\section{Retention on all data}
\label{sec:appendix_retention_alldata}

In the main text (Section~\ref{subsec:failure_mode_results}) we focused on retention behavior for the subset of cases with good initialization ($DSC \ge 0.7$ on the prompt frame). For completeness, Figure~\ref{fig:retention_alldata} extends the same analysis to all volume--object pairs, including those with poor initialization. As expected, the distributions of normalized decay slopes broaden for both models, particularly under click prompting where failures at the first frame lead to rapid apparent decay. Under single-click (1,0) prompts, the mean slopes of SAM~2 and SAM~3 are nearly identical (approximately $-0.071$ vs.\ $-0.073$) and the median slopes are close to zero ($-0.006$ vs.\ $-0.028$), reflecting that most degradation is driven by a minority of highly unstable cases. For multi-click prompting, SAM~3 retains an advantage (mean slopes $-0.130$ vs.\ $-0.085$; medians $-0.059$ vs.\ $-0.030$). The differences become more pronounced under bounding-box and mask prompts: SAM~2 exhibits substantially more negative mean slopes (about $-0.262$ and $-0.309$) than SAM~3 (about $-0.152$ and $-0.201$), and the ECDFs show that SAM~3’s decay distributions are consistently shifted toward less negative values.
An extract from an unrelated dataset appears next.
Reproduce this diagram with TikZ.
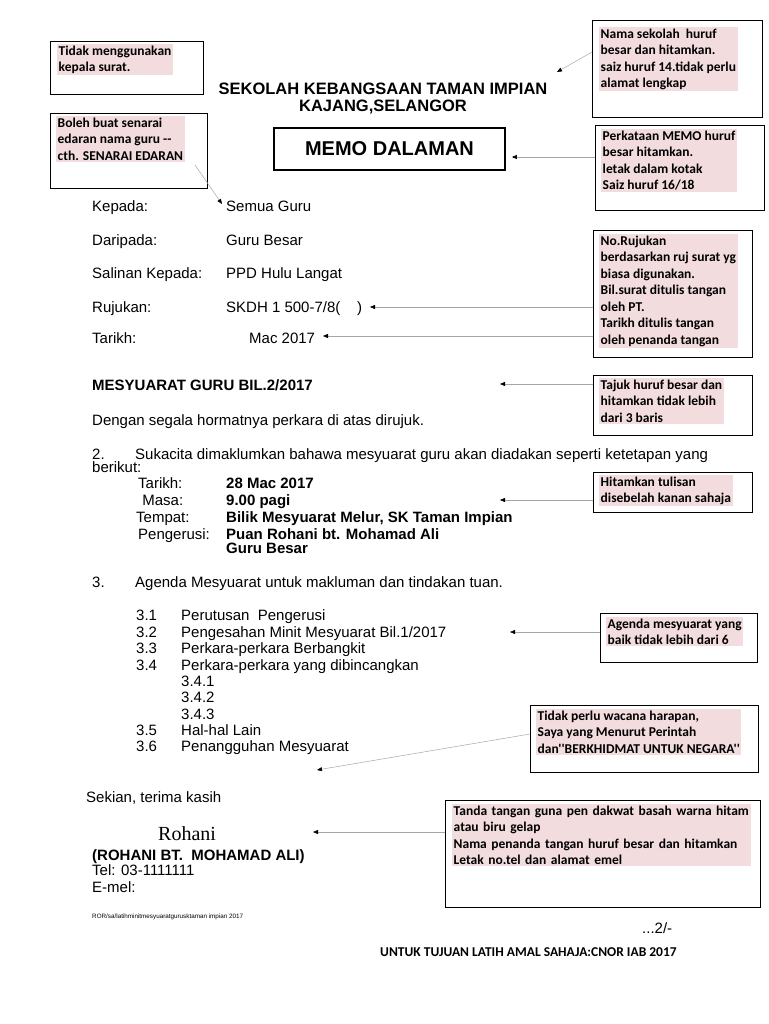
\documentclass[tikz,border=0pt]{standalone}
\usepackage{fontspec}
\setmainfont{Liberation Sans}
\newfontfamily\calfnt{Carlito}
\newfontfamily\serifr{Liberation Serif}
\usetikzlibrary{arrows.meta}
\definecolor{pinkhl}{RGB}{242,220,221}
\begin{document}
\begin{tikzpicture}[x=1pt,y=-1pt,
  tx/.style={anchor=base west,inner sep=0pt,font=\fontsize{15}{17}\selectfont},
  bx/.style={anchor=base west,inner sep=0pt,font=\fontsize{15}{17}\selectfont\bfseries},
  callbox/.style={draw,line width=0.8pt,inner sep=0pt},
  note/.style={anchor=north west,fill=pinkhl,inner sep=1.5pt,align=left,font=\calfnt\bfseries\fontsize{13.5}{16.5}\selectfont},
  arr/.style={draw=gray!70,line width=0.5pt,-{Triangle[length=5pt,width=4pt,black]}}]
\useasboundingbox (0,0) rectangle (768,1024);
% callout boxes
\draw[callbox] (50,41) rectangle (203,94); \node[note] (n1) at (57,44) {Tidak menggunakan\\kepala surat.};
\draw[callbox] (592,20) rectangle (762,117); \node[note] (n2) at (599,27) {Nama sekolah\ \ huruf\\besar dan hitamkan.\\saiz huruf 14.tidak perlu\\alamat lengkap};
\draw[callbox] (50,113) rectangle (207,188); \node[note] (n3) at (56,116) {Boleh buat senarai\\edaran nama guru --\\cth. SENARAI EDARAN};
\node[draw,line width=1.8pt,minimum width=231pt,minimum height=42pt,inner sep=0pt,font=\fontsize{20}{22}\selectfont\bfseries] (memo) at (389.5,149) {MEMO DALAMAN};
\draw[callbox] (595,125) rectangle (764,210); \node[note] (n5) at (601,129) {Perkataan MEMO huruf\\besar hitamkan.\\letak dalam kotak\\Saiz huruf 16/18};
\draw[callbox] (593,230) rectangle (752,357); \node[note] (n6) at (599,234) {No.Rujukan\\berdasarkan ruj surat yg\\biasa digunakan.\\Bil.surat ditulis tangan\\oleh PT.\\Tarikh ditulis tangan\\oleh penanda tangan};
\draw[callbox] (593,375) rectangle (752,435); \node[note] (n7) at (599,378) {Tajuk huruf besar dan\\hitamkan tidak lebih\\dari 3 baris};
\draw[callbox] (593,472) rectangle (752,512); \node[note] (n8) at (599,475) {Hitamkan tulisan\\disebelah kanan sahaja};
\draw[callbox] (600,613) rectangle (757,662); \node[note] (n9) at (606,617) {Agenda mesyuarat yang\\baik tidak lebih dari 6};
\draw[callbox] (530,705) rectangle (758,772); \node[note] (n10) at (536,709) {Tidak perlu wacana harapan,\\Saya yang Menurut Perintah\\dan''BERKHIDMAT UNTUK NEGARA''};
\draw[callbox] (445,800) rectangle (760,907); \node[note,text width=296pt] (n11) at (452,804) {Tanda tangan guna pen dakwat basah warna hitam\\atau biru gelap\\Nama penanda tangan huruf besar dan hitamkan\\Letak no.tel dan alamat emel};
% title
\node[font=\fontsize{16.5}{17}\selectfont\bfseries,align=center,inner sep=0pt] (title) at (383,99) {SEKOLAH KEBANGSAAN TAMAN IMPIAN\\KAJANG,SELANGOR};
% body
\node[tx] (k1) at (92,212) {Kepada:}; \node[tx] (v1) at (226,212) {Semua Guru};
\node[tx] (k2) at (92,245) {Daripada:}; \node[tx] (v2) at (226,245) {Guru Besar};
\node[tx] (k3) at (92,278) {Salinan Kepada:}; \node[tx] (v3) at (226,278) {PPD Hulu Langat};
\node[tx] (k4) at (92,312) {Rujukan:}; \node[tx] (v4) at (226,312) {SKDH 1 500-7/8(\ \ \ \ )};
\node[tx] (k5) at (92,343) {Tarikh:}; \node[tx] (v5) at (249,343) {Mac 2017};
\node[bx] (tajuk) at (92,390) {MESYUARAT GURU BIL.2/2017};
\node[tx] (p1) at (92,425) {Dengan segala hormatnya perkara di atas dirujuk.};
\node[tx] (p2n) at (92,459) {2.}; \node[tx] (p2) at (135,459) {Sukacita dimaklumkan bahawa mesyuarat guru akan diadakan seperti ketetapan yang};
\node[tx] (p2b) at (92,472) {berikut:};
\node[tx] (d1) at (138,488) {Tarikh:}; \node[bx] (e1) at (226,488) {28 Mac 2017};
\node[tx] (d2) at (138,505) {\ Masa:}; \node[bx] (e2) at (226,505) {9.00 pagi};
\node[tx] (d3) at (136,522) {Tempat:}; \node[bx] (e3) at (226,522) {Bilik Mesyuarat Melur, SK Taman Impian};
\node[tx] (d4) at (138,539) {Pengerusi:}; \node[bx] (e4) at (226,539) {Puan Rohani bt. Mohamad Ali};
\node[bx] (e5) at (226,553) {Guru Besar};
\node[tx] (p3n) at (92,587) {3.}; \node[tx] (p3) at (135,587) {Agenda Mesyuarat untuk makluman dan tindakan tuan.};
\foreach \n/\t/\y in {1/Perutusan\ \ Pengerusi/620,2/Pengesahan Minit Mesyuarat Bil.1\slash 2017/637,3/Perkara-perkara Berbangkit/653,4/Perkara-perkara yang dibincangkan/670,5/Hal-hal Lain/735,6/Penangguhan Mesyuarat/751}{
  \node[tx] (a\n) at (136,\y) {3.\n}; \node[tx] (b\n) at (181,\y) {\t};}
\foreach \n/\y in {1/686,2/702,3/719}{\node[tx] (s\n) at (181,\y) {3.4.\n};}
\node[tx] (sek) at (86,802) {Sekian, terima kasih};
\node[anchor=base west,inner sep=0pt,font=\serifr\fontsize{20}{22}\selectfont] (sig) at (158,840) {Rohani};
\node[bx] (nm) at (92,860) {(ROHANI BT.\ \ MOHAMAD ALI)};
\node[tx] (tel) at (92,875) {Tel: 03-1111111};
\node[tx] (eml) at (92,892) {E-mel:};
\node[anchor=base west,inner sep=0pt,font=\fontsize{6.3}{7}\selectfont] (ror) at (92,918) {ROR/sa/latihminitmesyuaratgurusktaman impian 2017};
\node[tx] (pg) at (642,933) {...2/-};
\node[anchor=base west,inner sep=0pt,font=\calfnt\bfseries\fontsize{13.5}{15}\selectfont] (untuk) at (380,956) {UNTUK TUJUAN LATIH AMAL SAHAJA:CNOR IAB 2017};
% arrows
\coordinate (t2) at (557,72); \draw[arr] (592,52) -- (t2);
\coordinate (t3) at (222,204); \draw[arr] (195,165) -- (t3);
\draw[arr] (595,157) -- ([xshift=6pt,yshift=-8pt]memo.east);
\coordinate (t6a) at (370,307); \draw[arr] (593,307) -- (t6a);
\coordinate (t6b) at (323,336); \draw[arr] (593,336) -- (t6b);
\coordinate (t7) at (500,384); \draw[arr] (593,384) -- (t7);
\coordinate (t8) at (500,500); \draw[arr] (593,500) -- (t8);
\coordinate (t9) at (510,632); \draw[arr] (600,632) -- (t9);
\coordinate (t10) at (317,770); \draw[arr] (530,734) -- (t10);
\coordinate (t11) at (313,832); \draw[arr] (445,832) -- (t11);
\end{tikzpicture}
\end{document}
Overall, when poor initializations are included, SAM~3 continues to forget more slowly than SAM~2 once a sufficiently strong spatial prompt is provided.

\begin{figure}[!htbp]
    \centering
    \includegraphics[width=0.95\linewidth]{figures/retention_figure_alldata.pdf}
    \caption{\textbf{Retention decay analysis on all cases.}
    Same layout as Figure~\ref{fig:retention}, but computed over all volume--object pairs, including those with poor initialization ($DSC < 0.7$).
    The distributions broaden for both models, especially under click prompting, yet SAM~3 generally maintains less negative mean decay slopes for multi-click, bounding-box, and mask prompts.}
    \label{fig:retention_alldata}
\end{figure}